For this exercise, repeat all of the material verbatim apart from its images.

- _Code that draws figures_
————

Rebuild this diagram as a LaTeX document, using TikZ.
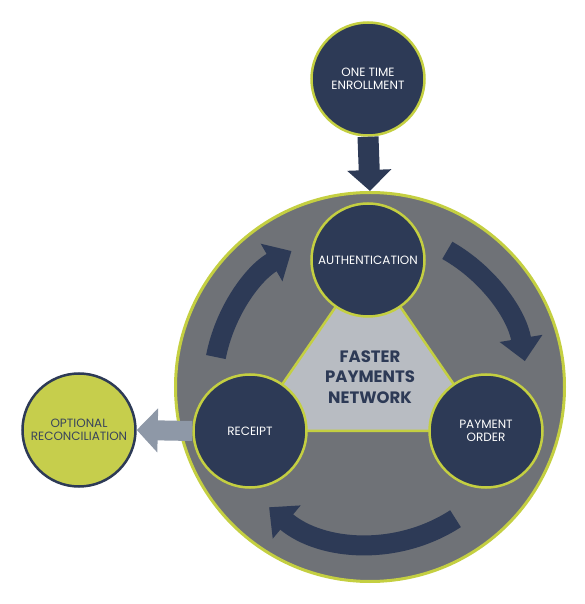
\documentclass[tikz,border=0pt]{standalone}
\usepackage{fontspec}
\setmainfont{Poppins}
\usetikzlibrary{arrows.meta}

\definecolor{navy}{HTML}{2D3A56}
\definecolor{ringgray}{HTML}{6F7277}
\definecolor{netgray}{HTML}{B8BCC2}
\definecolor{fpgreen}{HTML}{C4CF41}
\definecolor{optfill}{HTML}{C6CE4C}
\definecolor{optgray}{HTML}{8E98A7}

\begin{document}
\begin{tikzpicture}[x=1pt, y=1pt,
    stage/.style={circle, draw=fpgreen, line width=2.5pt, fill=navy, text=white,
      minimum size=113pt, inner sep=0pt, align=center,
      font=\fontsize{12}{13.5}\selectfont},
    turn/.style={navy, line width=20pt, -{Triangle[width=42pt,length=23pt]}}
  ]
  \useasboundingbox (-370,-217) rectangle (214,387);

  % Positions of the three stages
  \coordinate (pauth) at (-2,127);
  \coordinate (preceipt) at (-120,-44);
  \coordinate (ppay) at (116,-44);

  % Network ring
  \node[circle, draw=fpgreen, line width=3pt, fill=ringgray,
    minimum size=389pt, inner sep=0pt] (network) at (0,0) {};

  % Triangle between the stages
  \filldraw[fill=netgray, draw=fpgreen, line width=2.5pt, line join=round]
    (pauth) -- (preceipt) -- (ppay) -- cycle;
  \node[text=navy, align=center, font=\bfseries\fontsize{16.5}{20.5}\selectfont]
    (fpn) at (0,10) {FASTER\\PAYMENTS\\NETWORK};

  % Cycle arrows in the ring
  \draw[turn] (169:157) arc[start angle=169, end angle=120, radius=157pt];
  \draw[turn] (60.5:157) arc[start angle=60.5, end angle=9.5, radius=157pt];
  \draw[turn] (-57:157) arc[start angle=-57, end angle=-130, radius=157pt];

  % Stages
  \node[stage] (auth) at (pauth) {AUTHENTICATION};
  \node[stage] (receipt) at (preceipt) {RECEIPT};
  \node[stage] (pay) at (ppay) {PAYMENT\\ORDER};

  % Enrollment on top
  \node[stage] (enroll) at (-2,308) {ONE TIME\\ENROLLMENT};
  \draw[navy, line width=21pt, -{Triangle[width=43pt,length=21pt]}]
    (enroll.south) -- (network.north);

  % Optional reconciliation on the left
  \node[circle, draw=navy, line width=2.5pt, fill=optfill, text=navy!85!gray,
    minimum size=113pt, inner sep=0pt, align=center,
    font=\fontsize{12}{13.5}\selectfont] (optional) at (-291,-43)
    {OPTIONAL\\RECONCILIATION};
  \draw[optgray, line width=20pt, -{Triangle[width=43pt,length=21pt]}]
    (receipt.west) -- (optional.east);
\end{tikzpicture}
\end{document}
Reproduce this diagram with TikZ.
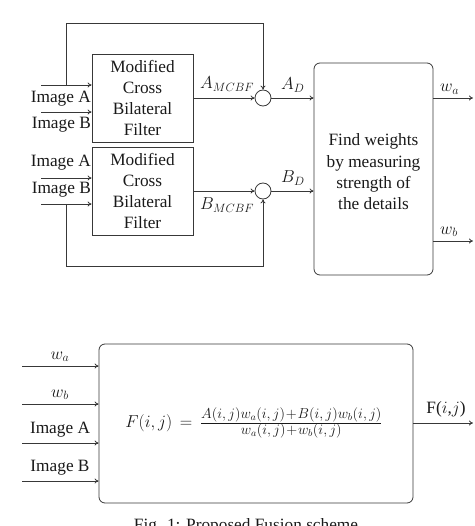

————

- _Completed exercise_
Rebuild this diagram as a LaTeX document, using TikZ.
\documentclass[tikz,border=0pt]{standalone}
\usepackage{fontspec}
\setmainfont{Poppins}
\usetikzlibrary{arrows.meta}

\definecolor{navy}{HTML}{2D3A56}
\definecolor{ringgray}{HTML}{6F7277}
\definecolor{netgray}{HTML}{B8BCC2}
\definecolor{fpgreen}{HTML}{C4CF41}
\definecolor{optfill}{HTML}{C6CE4C}
\definecolor{optgray}{HTML}{8E98A7}

\begin{document}
\begin{tikzpicture}[x=1pt, y=1pt,
    stage/.style={circle, draw=fpgreen, line width=2.5pt, fill=navy, text=white,
      minimum size=113pt, inner sep=0pt, align=center,
      font=\fontsize{12}{13.5}\selectfont},
    turn/.style={navy, line width=20pt, -{Triangle[width=42pt,length=23pt]}}
  ]
  \useasboundingbox (-370,-217) rectangle (214,387);

  % Positions of the three stages
  \coordinate (pauth) at (-2,127);
  \coordinate (preceipt) at (-120,-44);
  \coordinate (ppay) at (116,-44);

  % Network ring
  \node[circle, draw=fpgreen, line width=3pt, fill=ringgray,
    minimum size=389pt, inner sep=0pt] (network) at (0,0) {};

  % Triangle between the stages
  \filldraw[fill=netgray, draw=fpgreen, line width=2.5pt, line join=round]
    (pauth) -- (preceipt) -- (ppay) -- cycle;
  \node[text=navy, align=center, font=\bfseries\fontsize{16.5}{20.5}\selectfont]
    (fpn) at (0,10) {FASTER\\PAYMENTS\\NETWORK};

  % Cycle arrows in the ring
  \draw[turn] (169:157) arc[start angle=169, end angle=120, radius=157pt];
  \draw[turn] (60.5:157) arc[start angle=60.5, end angle=9.5, radius=157pt];
  \draw[turn] (-57:157) arc[start angle=-57, end angle=-130, radius=157pt];

  % Stages
  \node[stage] (auth) at (pauth) {AUTHENTICATION};
  \node[stage] (receipt) at (preceipt) {RECEIPT};
  \node[stage] (pay) at (ppay) {PAYMENT\\ORDER};

  % Enrollment on top
  \node[stage] (enroll) at (-2,308) {ONE TIME\\ENROLLMENT};
  \draw[navy, line width=21pt, -{Triangle[width=43pt,length=21pt]}]
    (enroll.south) -- (network.north);

  % Optional reconciliation on the left
  \node[circle, draw=navy, line width=2.5pt, fill=optfill, text=navy!85!gray,
    minimum size=113pt, inner sep=0pt, align=center,
    font=\fontsize{12}{13.5}\selectfont] (optional) at (-291,-43)
    {OPTIONAL\\RECONCILIATION};
  \draw[optgray, line width=20pt, -{Triangle[width=43pt,length=21pt]}]
    (receipt.west) -- (optional.east);
\end{tikzpicture}
\end{document}
Reproduce this diagram with TikZ.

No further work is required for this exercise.